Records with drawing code
##############################
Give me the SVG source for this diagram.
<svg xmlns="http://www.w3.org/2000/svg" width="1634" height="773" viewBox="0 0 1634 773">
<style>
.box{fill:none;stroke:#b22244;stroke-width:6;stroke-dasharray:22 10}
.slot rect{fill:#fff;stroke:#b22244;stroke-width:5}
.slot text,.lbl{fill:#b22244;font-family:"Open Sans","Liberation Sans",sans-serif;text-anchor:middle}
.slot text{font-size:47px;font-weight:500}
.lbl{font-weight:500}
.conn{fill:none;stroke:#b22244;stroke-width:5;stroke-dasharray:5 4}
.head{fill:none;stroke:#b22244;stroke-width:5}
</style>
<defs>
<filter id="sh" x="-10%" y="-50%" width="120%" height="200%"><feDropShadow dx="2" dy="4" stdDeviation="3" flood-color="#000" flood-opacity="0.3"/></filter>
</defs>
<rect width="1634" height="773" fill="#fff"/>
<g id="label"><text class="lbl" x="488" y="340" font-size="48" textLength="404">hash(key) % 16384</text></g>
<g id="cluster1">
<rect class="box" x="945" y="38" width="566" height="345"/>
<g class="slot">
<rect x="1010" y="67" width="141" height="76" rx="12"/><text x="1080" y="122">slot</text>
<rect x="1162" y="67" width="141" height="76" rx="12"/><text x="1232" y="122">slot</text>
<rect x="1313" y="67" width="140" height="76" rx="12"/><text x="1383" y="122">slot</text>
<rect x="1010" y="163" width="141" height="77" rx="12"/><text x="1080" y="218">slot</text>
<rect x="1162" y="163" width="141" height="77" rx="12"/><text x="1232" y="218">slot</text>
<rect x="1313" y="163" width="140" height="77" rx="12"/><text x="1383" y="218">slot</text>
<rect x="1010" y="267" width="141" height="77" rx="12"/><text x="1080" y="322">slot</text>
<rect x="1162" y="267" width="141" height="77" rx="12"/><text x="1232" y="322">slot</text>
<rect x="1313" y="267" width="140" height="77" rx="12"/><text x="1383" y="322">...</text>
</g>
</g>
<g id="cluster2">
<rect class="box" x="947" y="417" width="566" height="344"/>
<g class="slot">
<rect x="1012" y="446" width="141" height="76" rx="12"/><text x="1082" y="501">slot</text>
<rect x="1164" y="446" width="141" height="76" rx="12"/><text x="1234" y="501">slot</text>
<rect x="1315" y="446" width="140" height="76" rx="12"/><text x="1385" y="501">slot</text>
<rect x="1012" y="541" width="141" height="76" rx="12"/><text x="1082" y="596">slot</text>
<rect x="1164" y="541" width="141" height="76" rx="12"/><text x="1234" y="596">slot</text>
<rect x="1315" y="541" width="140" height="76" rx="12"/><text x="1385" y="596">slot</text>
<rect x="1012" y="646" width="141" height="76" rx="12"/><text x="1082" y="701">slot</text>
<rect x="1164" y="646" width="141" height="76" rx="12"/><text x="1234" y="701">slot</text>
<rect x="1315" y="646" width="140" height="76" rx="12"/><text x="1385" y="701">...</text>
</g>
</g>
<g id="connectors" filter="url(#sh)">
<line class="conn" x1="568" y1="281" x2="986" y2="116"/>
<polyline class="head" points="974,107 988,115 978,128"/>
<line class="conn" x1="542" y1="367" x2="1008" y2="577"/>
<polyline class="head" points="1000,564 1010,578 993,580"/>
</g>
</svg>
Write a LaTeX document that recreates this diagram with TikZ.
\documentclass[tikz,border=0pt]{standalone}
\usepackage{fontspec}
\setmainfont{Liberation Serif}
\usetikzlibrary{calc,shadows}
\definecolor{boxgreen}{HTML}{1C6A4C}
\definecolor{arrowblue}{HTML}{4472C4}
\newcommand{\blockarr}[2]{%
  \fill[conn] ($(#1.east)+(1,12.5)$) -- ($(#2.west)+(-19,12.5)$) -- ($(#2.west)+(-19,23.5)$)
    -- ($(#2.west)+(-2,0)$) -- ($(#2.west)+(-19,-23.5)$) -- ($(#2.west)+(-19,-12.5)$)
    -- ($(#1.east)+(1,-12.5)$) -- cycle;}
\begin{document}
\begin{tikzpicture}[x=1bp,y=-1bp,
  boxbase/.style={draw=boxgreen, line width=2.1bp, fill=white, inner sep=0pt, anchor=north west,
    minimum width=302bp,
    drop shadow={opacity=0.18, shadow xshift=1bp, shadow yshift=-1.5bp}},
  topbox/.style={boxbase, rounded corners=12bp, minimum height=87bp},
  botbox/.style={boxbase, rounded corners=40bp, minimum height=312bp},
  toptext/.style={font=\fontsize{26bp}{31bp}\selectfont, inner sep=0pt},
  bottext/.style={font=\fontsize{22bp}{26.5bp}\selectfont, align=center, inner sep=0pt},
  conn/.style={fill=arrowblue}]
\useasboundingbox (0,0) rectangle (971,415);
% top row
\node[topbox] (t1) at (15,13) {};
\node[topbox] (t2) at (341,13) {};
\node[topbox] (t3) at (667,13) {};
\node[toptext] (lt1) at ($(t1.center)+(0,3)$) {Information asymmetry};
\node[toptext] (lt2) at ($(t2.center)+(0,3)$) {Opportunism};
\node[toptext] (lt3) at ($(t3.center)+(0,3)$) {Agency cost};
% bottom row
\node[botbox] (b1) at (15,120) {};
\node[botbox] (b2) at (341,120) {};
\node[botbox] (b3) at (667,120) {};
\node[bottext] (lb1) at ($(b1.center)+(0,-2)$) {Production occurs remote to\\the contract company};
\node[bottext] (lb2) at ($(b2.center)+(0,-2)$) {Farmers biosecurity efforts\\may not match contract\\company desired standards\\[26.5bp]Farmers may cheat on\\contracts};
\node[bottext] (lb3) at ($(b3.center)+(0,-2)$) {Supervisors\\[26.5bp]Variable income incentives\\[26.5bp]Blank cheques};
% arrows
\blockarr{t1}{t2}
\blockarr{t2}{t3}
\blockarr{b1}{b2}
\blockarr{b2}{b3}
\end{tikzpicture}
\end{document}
##############################
Aim of the exercise: Reproduce the listing above verbatim, from first line to last.

Response to the exercise:
Give me the SVG source for this diagram.
<svg xmlns="http://www.w3.org/2000/svg" width="1634" height="773" viewBox="0 0 1634 773">
<style>
.box{fill:none;stroke:#b22244;stroke-width:6;stroke-dasharray:22 10}
.slot rect{fill:#fff;stroke:#b22244;stroke-width:5}
.slot text,.lbl{fill:#b22244;font-family:"Open Sans","Liberation Sans",sans-serif;text-anchor:middle}
.slot text{font-size:47px;font-weight:500}
.lbl{font-weight:500}
.conn{fill:none;stroke:#b22244;stroke-width:5;stroke-dasharray:5 4}
.head{fill:none;stroke:#b22244;stroke-width:5}
</style>
<defs>
<filter id="sh" x="-10%" y="-50%" width="120%" height="200%"><feDropShadow dx="2" dy="4" stdDeviation="3" flood-color="#000" flood-opacity="0.3"/></filter>
</defs>
<rect width="1634" height="773" fill="#fff"/>
<g id="label"><text class="lbl" x="488" y="340" font-size="48" textLength="404">hash(key) % 16384</text></g>
<g id="cluster1">
<rect class="box" x="945" y="38" width="566" height="345"/>
<g class="slot">
<rect x="1010" y="67" width="141" height="76" rx="12"/><text x="1080" y="122">slot</text>
<rect x="1162" y="67" width="141" height="76" rx="12"/><text x="1232" y="122">slot</text>
<rect x="1313" y="67" width="140" height="76" rx="12"/><text x="1383" y="122">slot</text>
<rect x="1010" y="163" width="141" height="77" rx="12"/><text x="1080" y="218">slot</text>
<rect x="1162" y="163" width="141" height="77" rx="12"/><text x="1232" y="218">slot</text>
<rect x="1313" y="163" width="140" height="77" rx="12"/><text x="1383" y="218">slot</text>
<rect x="1010" y="267" width="141" height="77" rx="12"/><text x="1080" y="322">slot</text>
<rect x="1162" y="267" width="141" height="77" rx="12"/><text x="1232" y="322">slot</text>
<rect x="1313" y="267" width="140" height="77" rx="12"/><text x="1383" y="322">...</text>
</g>
</g>
<g id="cluster2">
<rect class="box" x="947" y="417" width="566" height="344"/>
<g class="slot">
<rect x="1012" y="446" width="141" height="76" rx="12"/><text x="1082" y="501">slot</text>
<rect x="1164" y="446" width="141" height="76" rx="12"/><text x="1234" y="501">slot</text>
<rect x="1315" y="446" width="140" height="76" rx="12"/><text x="1385" y="501">slot</text>
<rect x="1012" y="541" width="141" height="76" rx="12"/><text x="1082" y="596">slot</text>
<rect x="1164" y="541" width="141" height="76" rx="12"/><text x="1234" y="596">slot</text>
<rect x="1315" y="541" width="140" height="76" rx="12"/><text x="1385" y="596">slot</text>
<rect x="1012" y="646" width="141" height="76" rx="12"/><text x="1082" y="701">slot</text>
<rect x="1164" y="646" width="141" height="76" rx="12"/><text x="1234" y="701">slot</text>
<rect x="1315" y="646" width="140" height="76" rx="12"/><text x="1385" y="701">...</text>
</g>
</g>
<g id="connectors" filter="url(#sh)">
<line class="conn" x1="568" y1="281" x2="986" y2="116"/>
<polyline class="head" points="974,107 988,115 978,128"/>
<line class="conn" x1="542" y1="367" x2="1008" y2="577"/>
<polyline class="head" points="1000,564 1010,578 993,580"/>
</g>
</svg>
Write a LaTeX document that recreates this diagram with TikZ.
\documentclass[tikz,border=0pt]{standalone}
\usepackage{fontspec}
\setmainfont{Liberation Serif}
\usetikzlibrary{calc,shadows}
\definecolor{boxgreen}{HTML}{1C6A4C}
\definecolor{arrowblue}{HTML}{4472C4}
\newcommand{\blockarr}[2]{%
  \fill[conn] ($(#1.east)+(1,12.5)$) -- ($(#2.west)+(-19,12.5)$) -- ($(#2.west)+(-19,23.5)$)
    -- ($(#2.west)+(-2,0)$) -- ($(#2.west)+(-19,-23.5)$) -- ($(#2.west)+(-19,-12.5)$)
    -- ($(#1.east)+(1,-12.5)$) -- cycle;}
\begin{document}
\begin{tikzpicture}[x=1bp,y=-1bp,
  boxbase/.style={draw=boxgreen, line width=2.1bp, fill=white, inner sep=0pt, anchor=north west,
    minimum width=302bp,
    drop shadow={opacity=0.18, shadow xshift=1bp, shadow yshift=-1.5bp}},
  topbox/.style={boxbase, rounded corners=12bp, minimum height=87bp},
  botbox/.style={boxbase, rounded corners=40bp, minimum height=312bp},
  toptext/.style={font=\fontsize{26bp}{31bp}\selectfont, inner sep=0pt},
  bottext/.style={font=\fontsize{22bp}{26.5bp}\selectfont, align=center, inner sep=0pt},
  conn/.style={fill=arrowblue}]
\useasboundingbox (0,0) rectangle (971,415);
% top row
\node[topbox] (t1) at (15,13) {};
\node[topbox] (t2) at (341,13) {};
\node[topbox] (t3) at (667,13) {};
\node[toptext] (lt1) at ($(t1.center)+(0,3)$) {Information asymmetry};
\node[toptext] (lt2) at ($(t2.center)+(0,3)$) {Opportunism};
\node[toptext] (lt3) at ($(t3.center)+(0,3)$) {Agency cost};
% bottom row
\node[botbox] (b1) at (15,120) {};
\node[botbox] (b2) at (341,120) {};
\node[botbox] (b3) at (667,120) {};
\node[bottext] (lb1) at ($(b1.center)+(0,-2)$) {Production occurs remote to\\the contract company};
\node[bottext] (lb2) at ($(b2.center)+(0,-2)$) {Farmers biosecurity efforts\\may not match contract\\company desired standards\\[26.5bp]Farmers may cheat on\\contracts};
\node[bottext] (lb3) at ($(b3.center)+(0,-2)$) {Supervisors\\[26.5bp]Variable income incentives\\[26.5bp]Blank cheques};
% arrows
\blockarr{t1}{t2}
\blockarr{t2}{t3}
\blockarr{b1}{b2}
\blockarr{b2}{b3}
\end{tikzpicture}
\end{document}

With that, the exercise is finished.